### WHAT YOU ARE ASKED TO DO
Write the data out again exactly, with no pictures.
[start of STORED RECORDS]
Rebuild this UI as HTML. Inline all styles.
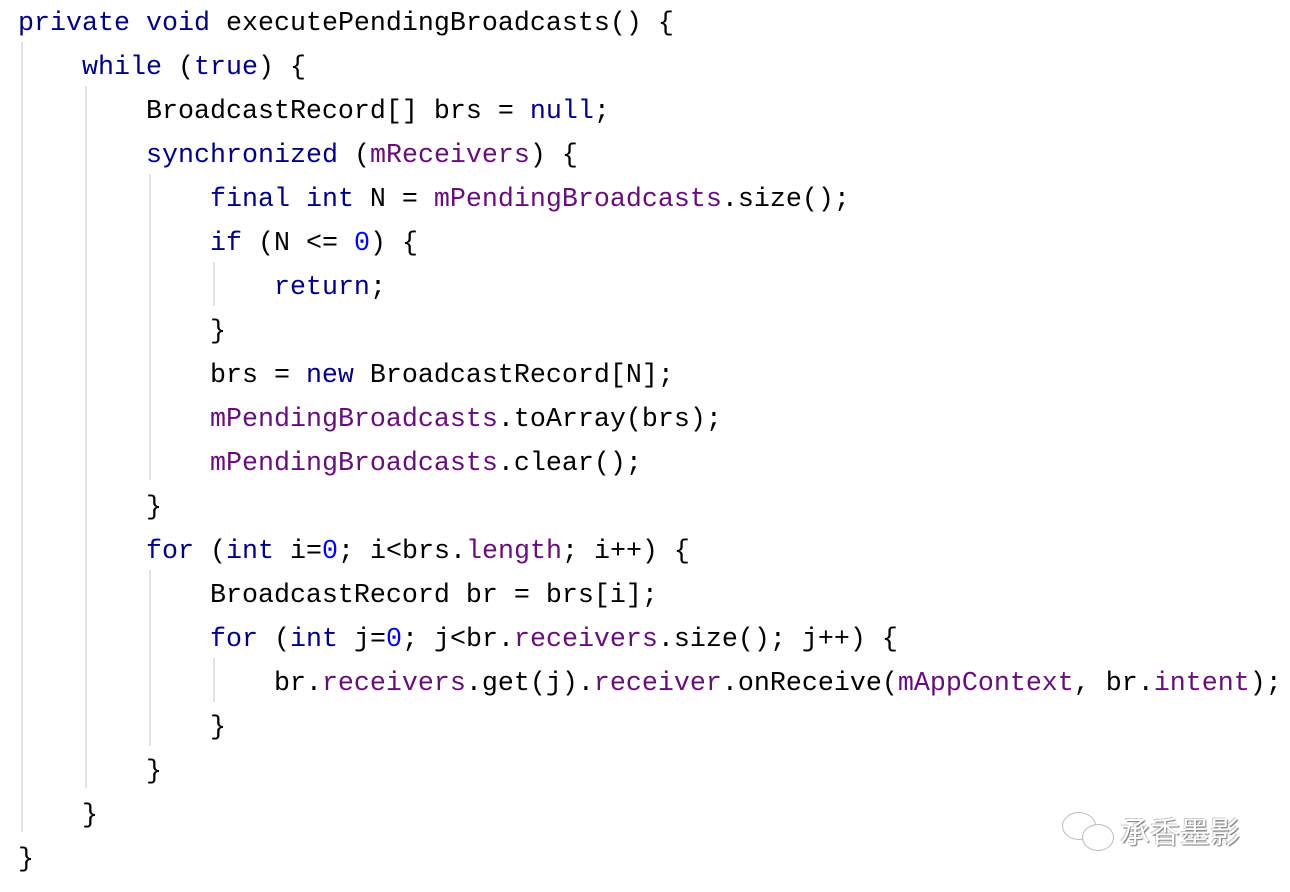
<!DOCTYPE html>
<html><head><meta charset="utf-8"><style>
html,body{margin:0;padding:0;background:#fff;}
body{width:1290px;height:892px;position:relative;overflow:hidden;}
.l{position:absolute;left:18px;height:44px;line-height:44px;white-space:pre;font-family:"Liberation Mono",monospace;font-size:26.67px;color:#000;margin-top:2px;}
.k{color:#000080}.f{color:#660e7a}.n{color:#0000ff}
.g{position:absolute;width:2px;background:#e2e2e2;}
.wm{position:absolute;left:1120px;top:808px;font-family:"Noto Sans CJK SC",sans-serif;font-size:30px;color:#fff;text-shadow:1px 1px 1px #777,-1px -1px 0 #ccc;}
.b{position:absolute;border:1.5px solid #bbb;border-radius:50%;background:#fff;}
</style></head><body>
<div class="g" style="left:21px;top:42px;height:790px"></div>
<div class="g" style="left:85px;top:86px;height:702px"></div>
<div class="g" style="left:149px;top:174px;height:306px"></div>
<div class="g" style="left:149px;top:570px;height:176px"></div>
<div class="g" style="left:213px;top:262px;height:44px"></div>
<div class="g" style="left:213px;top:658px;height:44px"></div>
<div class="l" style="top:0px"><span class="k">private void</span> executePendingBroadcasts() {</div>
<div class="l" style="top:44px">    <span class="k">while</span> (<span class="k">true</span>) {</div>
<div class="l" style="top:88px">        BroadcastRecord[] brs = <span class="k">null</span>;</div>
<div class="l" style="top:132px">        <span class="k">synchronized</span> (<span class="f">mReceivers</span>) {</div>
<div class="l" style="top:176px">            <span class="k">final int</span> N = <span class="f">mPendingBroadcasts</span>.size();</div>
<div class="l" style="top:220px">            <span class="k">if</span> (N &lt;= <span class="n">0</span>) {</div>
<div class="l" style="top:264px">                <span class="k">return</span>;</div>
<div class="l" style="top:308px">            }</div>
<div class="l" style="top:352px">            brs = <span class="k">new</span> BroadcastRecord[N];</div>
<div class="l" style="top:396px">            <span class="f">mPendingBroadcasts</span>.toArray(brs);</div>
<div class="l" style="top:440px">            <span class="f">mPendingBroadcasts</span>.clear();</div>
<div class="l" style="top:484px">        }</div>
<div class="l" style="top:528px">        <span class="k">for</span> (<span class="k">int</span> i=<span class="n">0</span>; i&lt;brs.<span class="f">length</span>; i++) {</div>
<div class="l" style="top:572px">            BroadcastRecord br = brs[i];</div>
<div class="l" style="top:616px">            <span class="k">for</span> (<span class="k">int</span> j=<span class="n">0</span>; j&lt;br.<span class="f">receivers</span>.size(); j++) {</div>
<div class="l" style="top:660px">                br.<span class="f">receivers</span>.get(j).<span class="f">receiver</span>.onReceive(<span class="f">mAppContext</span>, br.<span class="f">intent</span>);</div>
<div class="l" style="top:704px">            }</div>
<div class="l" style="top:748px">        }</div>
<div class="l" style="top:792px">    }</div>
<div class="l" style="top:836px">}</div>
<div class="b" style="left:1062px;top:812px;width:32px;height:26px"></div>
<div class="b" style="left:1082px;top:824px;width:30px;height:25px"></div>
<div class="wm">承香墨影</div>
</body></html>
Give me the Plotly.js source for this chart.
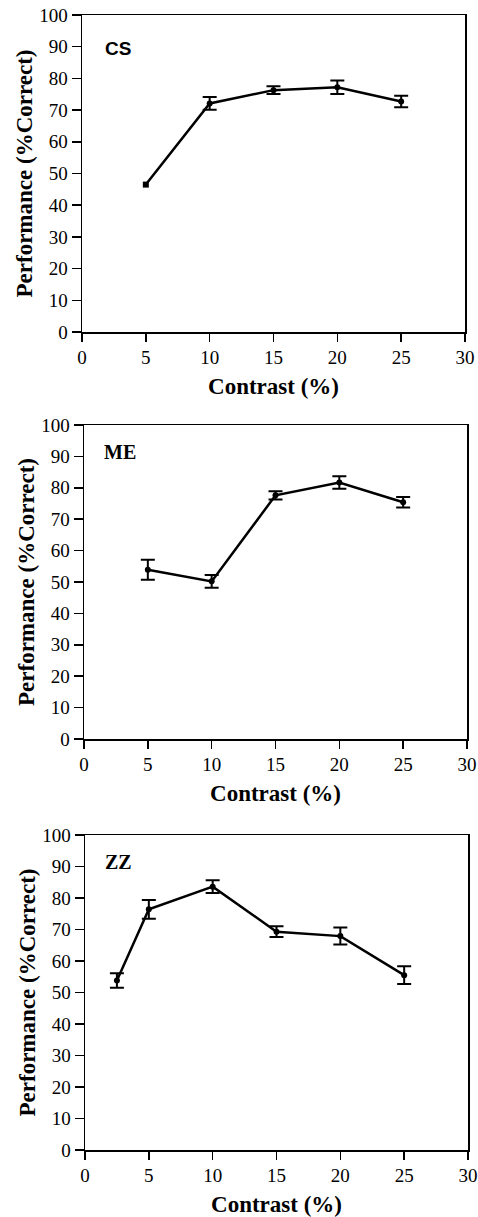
[end of STORED RECORDS]
### THE REPLY
Rebuild this UI as HTML. Inline all styles.
<!DOCTYPE html>
<html><head><meta charset="utf-8"><style>
html,body{margin:0;padding:0;background:#fff;}
body{width:1290px;height:892px;position:relative;overflow:hidden;}
.l{position:absolute;left:18px;height:44px;line-height:44px;white-space:pre;font-family:"Liberation Mono",monospace;font-size:26.67px;color:#000;margin-top:2px;}
.k{color:#000080}.f{color:#660e7a}.n{color:#0000ff}
.g{position:absolute;width:2px;background:#e2e2e2;}
.wm{position:absolute;left:1120px;top:808px;font-family:"Noto Sans CJK SC",sans-serif;font-size:30px;color:#fff;text-shadow:1px 1px 1px #777,-1px -1px 0 #ccc;}
.b{position:absolute;border:1.5px solid #bbb;border-radius:50%;background:#fff;}
</style></head><body>
<div class="g" style="left:21px;top:42px;height:790px"></div>
<div class="g" style="left:85px;top:86px;height:702px"></div>
<div class="g" style="left:149px;top:174px;height:306px"></div>
<div class="g" style="left:149px;top:570px;height:176px"></div>
<div class="g" style="left:213px;top:262px;height:44px"></div>
<div class="g" style="left:213px;top:658px;height:44px"></div>
<div class="l" style="top:0px"><span class="k">private void</span> executePendingBroadcasts() {</div>
<div class="l" style="top:44px">    <span class="k">while</span> (<span class="k">true</span>) {</div>
<div class="l" style="top:88px">        BroadcastRecord[] brs = <span class="k">null</span>;</div>
<div class="l" style="top:132px">        <span class="k">synchronized</span> (<span class="f">mReceivers</span>) {</div>
<div class="l" style="top:176px">            <span class="k">final int</span> N = <span class="f">mPendingBroadcasts</span>.size();</div>
<div class="l" style="top:220px">            <span class="k">if</span> (N &lt;= <span class="n">0</span>) {</div>
<div class="l" style="top:264px">                <span class="k">return</span>;</div>
<div class="l" style="top:308px">            }</div>
<div class="l" style="top:352px">            brs = <span class="k">new</span> BroadcastRecord[N];</div>
<div class="l" style="top:396px">            <span class="f">mPendingBroadcasts</span>.toArray(brs);</div>
<div class="l" style="top:440px">            <span class="f">mPendingBroadcasts</span>.clear();</div>
<div class="l" style="top:484px">        }</div>
<div class="l" style="top:528px">        <span class="k">for</span> (<span class="k">int</span> i=<span class="n">0</span>; i&lt;brs.<span class="f">length</span>; i++) {</div>
<div class="l" style="top:572px">            BroadcastRecord br = brs[i];</div>
<div class="l" style="top:616px">            <span class="k">for</span> (<span class="k">int</span> j=<span class="n">0</span>; j&lt;br.<span class="f">receivers</span>.size(); j++) {</div>
<div class="l" style="top:660px">                br.<span class="f">receivers</span>.get(j).<span class="f">receiver</span>.onReceive(<span class="f">mAppContext</span>, br.<span class="f">intent</span>);</div>
<div class="l" style="top:704px">            }</div>
<div class="l" style="top:748px">        }</div>
<div class="l" style="top:792px">    }</div>
<div class="l" style="top:836px">}</div>
<div class="b" style="left:1062px;top:812px;width:32px;height:26px"></div>
<div class="b" style="left:1082px;top:824px;width:30px;height:25px"></div>
<div class="wm">承香墨影</div>
</body></html>
Give me the Plotly.js source for this chart.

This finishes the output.